Draw the probability tree for this three-step experiment.

Find the probability that a sequence

a) consists of all ones, or

b) consists of all odd integers. - Five number digits are generated in five rounds. In the first round, and digit from 0, ... 9
could be selected, with equal probability. In each further round, if a
_{1}...a_{n}has already been selected, then the next number selected could only be n+1, ... 9 with all these choices having equal probability. In other words, the digits of the number generated will always increase, like in 35689 or 24789.

Draw the probability tree for this three-step experiment.

Find the probability that a sequence

a) consists of all even integers, or

b) consists of all odd integers. - There are eight balls in an urn, identical except the color.
Three of them are blue, three of them red, and two of them green.
Consider the three-step experiment of
- drawing one ball, setting it aside,
- drawing another ball, and setting it aside, and
- drawing a third ball, and setting it aside.

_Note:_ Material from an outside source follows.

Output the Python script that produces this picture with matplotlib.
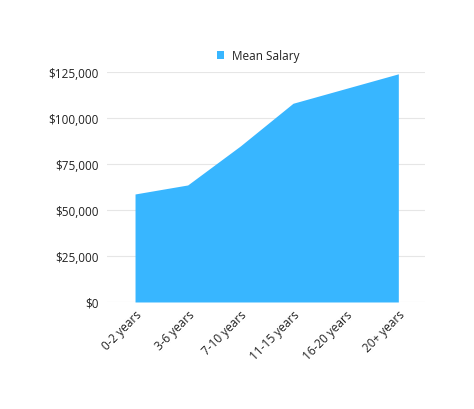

b) How likely is it that two of the drawn balls are blue, and one of them is green?

c) How likely is it that all three balls have different colors.

d) How likely is it that all three balls have the same color. - a) Draw a probability tree for all the possible head-tail sequences that can occur when
you flip a coin four times.

b) How many sequences contain exactly two heads?

c) How many sequences contain exactly three heads?

d) Draw the probability digraph for the case where you are only interested in how many heads a sequence occurs, not when they occur. That is, you would identify the situations HT and TH, you would identify HHT and HTH and THH, and so on.

e) What is the probability to get exactly two heads in a sequence of four attempts?